A Culture of Fear


      On a daily basis this spring of 2014 I far too often see a spirit of fear driving the attitudes and behavior in customers, co-workers and organizational leadership.  It's often not the larger global awareness causing concern regarding Putin's dubious expansion into Ukraine, the new outbreaks of Ebola, Al Qaeda threats, the Syrian war, Afghanistan or any other ongoing/emerging crisis far from home.  Most are too unaware of what's happening globally because our lives are too busy trying to survive. Paying attention requires too much additional learning and understanding which might require doing something.

     Some of this fear stems from a completely dysfunctional U.S. government bent on opposing anything the other party desires or focusing so tightly on extremely uneducated philosophies that at no level can they be trusted to do what's in the best interest of citizens.  The perception that our government only works for large corporations and those who've earned enough wealth to purchase legislators for self benefit is so commonplace that it's normal and acceptable. Not quite what the founders intended.

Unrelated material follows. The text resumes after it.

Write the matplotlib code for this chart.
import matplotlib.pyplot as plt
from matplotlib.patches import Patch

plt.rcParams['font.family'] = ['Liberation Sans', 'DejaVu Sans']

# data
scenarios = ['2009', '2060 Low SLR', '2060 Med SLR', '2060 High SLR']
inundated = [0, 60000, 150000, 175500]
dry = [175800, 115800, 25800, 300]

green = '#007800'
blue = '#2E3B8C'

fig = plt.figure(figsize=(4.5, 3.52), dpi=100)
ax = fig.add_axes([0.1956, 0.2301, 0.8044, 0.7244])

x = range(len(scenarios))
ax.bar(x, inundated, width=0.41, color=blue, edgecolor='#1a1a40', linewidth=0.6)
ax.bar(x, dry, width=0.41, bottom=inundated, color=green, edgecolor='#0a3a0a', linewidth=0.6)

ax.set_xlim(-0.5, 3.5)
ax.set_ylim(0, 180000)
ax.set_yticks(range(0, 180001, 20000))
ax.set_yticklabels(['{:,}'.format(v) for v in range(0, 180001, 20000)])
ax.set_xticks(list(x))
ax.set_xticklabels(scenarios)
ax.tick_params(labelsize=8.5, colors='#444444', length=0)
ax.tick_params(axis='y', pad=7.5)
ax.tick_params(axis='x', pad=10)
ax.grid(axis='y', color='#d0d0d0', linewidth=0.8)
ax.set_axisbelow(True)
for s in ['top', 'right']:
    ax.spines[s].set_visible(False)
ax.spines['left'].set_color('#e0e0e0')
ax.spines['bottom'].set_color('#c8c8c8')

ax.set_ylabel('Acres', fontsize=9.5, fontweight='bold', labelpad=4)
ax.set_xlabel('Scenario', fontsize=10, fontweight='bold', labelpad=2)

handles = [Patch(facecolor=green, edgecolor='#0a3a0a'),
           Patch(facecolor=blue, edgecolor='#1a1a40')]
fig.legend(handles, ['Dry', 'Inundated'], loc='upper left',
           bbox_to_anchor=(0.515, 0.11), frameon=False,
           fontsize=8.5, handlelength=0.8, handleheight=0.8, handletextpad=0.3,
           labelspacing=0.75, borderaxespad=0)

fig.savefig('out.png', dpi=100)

     A combination of the short-term outlook of quarterly profits and the global economic crisis (directly related to each other) drives a fear of financial and job insecurity.  An overhanging fear that not meeting the daily goals leading to the weekly goals so the monthly target is reached inhibits not only quality customer service but the health of many workers. While the vast majority of Americans would leave their job for another one if they could, most of us struggle with increased responsibilities after years of downsizing in direct conflict to higher performance metrics passed down from above.

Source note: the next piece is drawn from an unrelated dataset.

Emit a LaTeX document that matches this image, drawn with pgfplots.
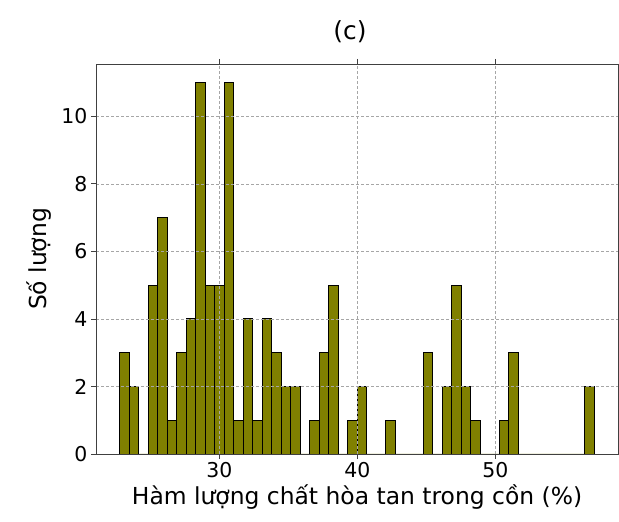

     Yet growing awareness of the vast income inequality for those in management (it's not leadership) decreases trust, increases stress and hinders the ability to focus.  Far too often the fear of making a mistake on the job makes it easier to say "no" rather than meet the customer's need or solve the problem efficiently and profitably. Fear that our ideas will not be given credit or rewarded in any way or ridiculed by others keeps us quiet when we know in our hearts it is the right thing to do. We want to leave, but the comfort zone of our cubicle and team member relationships keeps too many from reaching potential. After all within our regions there are limited organizations to choose from and too many of them operate in a management system nearly 50 years out of date.

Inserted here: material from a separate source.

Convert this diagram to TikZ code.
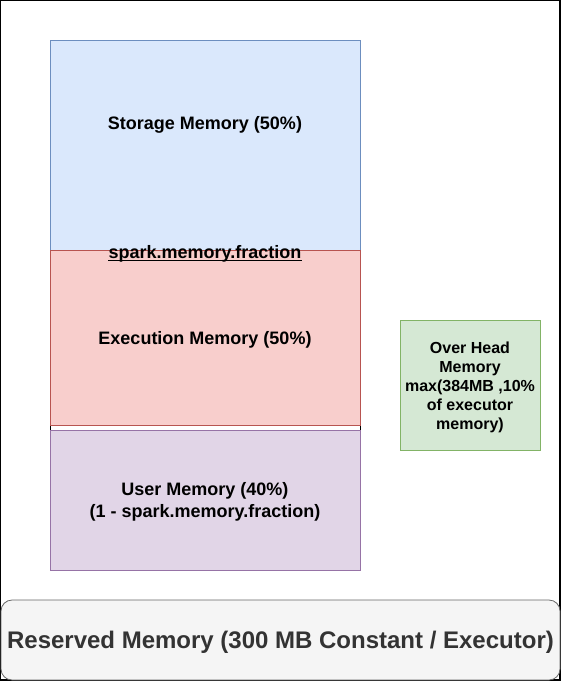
\documentclass[tikz,border=0pt]{standalone}
\usepackage{fontspec}
\setmainfont{Liberation Sans}
\definecolor{bluefill}{HTML}{DAE8FC}
\definecolor{bluedraw}{HTML}{6C8EBF}
\definecolor{redfill}{HTML}{F8CECC}
\definecolor{reddraw}{HTML}{B85450}
\definecolor{purpfill}{HTML}{E1D5E7}
\definecolor{purpdraw}{HTML}{9673A6}
\definecolor{greenfill}{HTML}{D5E8D4}
\definecolor{greendraw}{HTML}{82B366}
\definecolor{greyfill}{HTML}{F5F5F5}
\definecolor{greydraw}{HTML}{666666}
\definecolor{greytext}{HTML}{333333}
\begin{document}
\begin{tikzpicture}[x=1pt,y=-1pt,
  lbl/.style={font=\fontsize{18}{22}\selectfont\bfseries, align=center, inner sep=0pt},
  membox/.style={line width=0.8pt}]
\useasboundingbox (0,0) rectangle (561,681);
% outer frame
\draw[black, line width=1.2pt] (0.6,0.6) rectangle (560,680);
% background strip behind execution/user
\draw[black, fill=white, line width=0.8pt] (50,250) rectangle (360,430);
% storage
\draw[membox, fill=bluefill, draw=bluedraw] (50,40) rectangle (360,250);
\node[lbl] (storage) at (205,125) {Storage Memory (50\%)};
% execution
\draw[membox, fill=redfill, draw=reddraw] (50,250) rectangle (360,425);
\node[lbl] (fraction) at (205,254) {spark.memory.fraction};
\draw[line width=1pt] ([yshift=-1.6pt]fraction.base west) -- ([yshift=-1.6pt]fraction.base east);
\node[lbl] (execution) at (205,340) {Execution Memory (50\%)};
% user
\draw[membox, fill=purpfill, draw=purpdraw] (50,430) rectangle (360,570);
\node[lbl] (user) at (205,502) {User Memory (40\%)\\(1 - spark.memory.fraction)};
% overhead
\draw[membox, fill=greenfill, draw=greendraw] (400,320) rectangle (540,450);
\node[lbl, font=\fontsize{16}{19}\selectfont\bfseries] (overhead) at (470,387) {Over Head\\Memory\\max(384MB ,10\%\\of executor\\memory)};
% reserved
\draw[fill=greyfill, draw=greydraw, line width=0.8pt, rounded corners=11pt] (1,600) rectangle (560,680);
\node[lbl, font=\fontsize{24}{28}\selectfont\bfseries, text=greytext] (reserved) at (280.5,642) {Reserved Memory (300 MB Constant / Executor)};
\end{tikzpicture}
\end{document}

     If one has committed relationships and offspring the fear that for the first time in American history one's children will be worse off we are is ever present.  One can create (and should) our own list of fears which have lead us to inactivity and increased stress. In his Dune series of science fiction novels, Frank Herbert noted that "fear is the mind killer".  We can't overcome fear or reach opportunity potential if we don't know what's holding us back; individually, as a team, or corporately.  And we certainly can't overcome them all at once.

   
     One of my life quotes (everybody should have a few) to stand on that doesn't come from scriptures is a variation on Edward Everett Hale:
I am only one, but I am one.  I cannot do everything but I can do something.  And I will not let what I cannot do interfere with what I can do.
      Others might prefer the Serenity Prayer. Whether individually, our immediate family, in our organizations or corporately the most effective way to overcome fears is to DO SOMETHING. To stand for something greater than ourselves and make a positive difference in the life of someone else.  Organizationally if we strive to meet customer's needs (reasonably, affordably and immediately) and consider that every individual we work with is also a customer we often find that our own needs become met along the way.  And the fears that hold us back from achieving our potential become distant memories as we move forward.  Learning, growing, adapting and along the way that builds a support network catching us when we fall as we all occasionally do.

     Paddy Chayefski famously wrote in the script for Network, performed by William Holden: "I'm mad as hell, and I'm not going to take it any more." I don't believe attitudes and behavior out of anger are productive most of the time, but mentally that may be what we need to do internally to step forward in action. Each day is a new opportunity to face whatever is holding us back and choose to mentally reframe yesterday's fear into today's possibility. Then of course we must do something. We weren't given these brains and bodies to sit idly by but to engage in activities and behaviors that create a better future than what we may see in the present.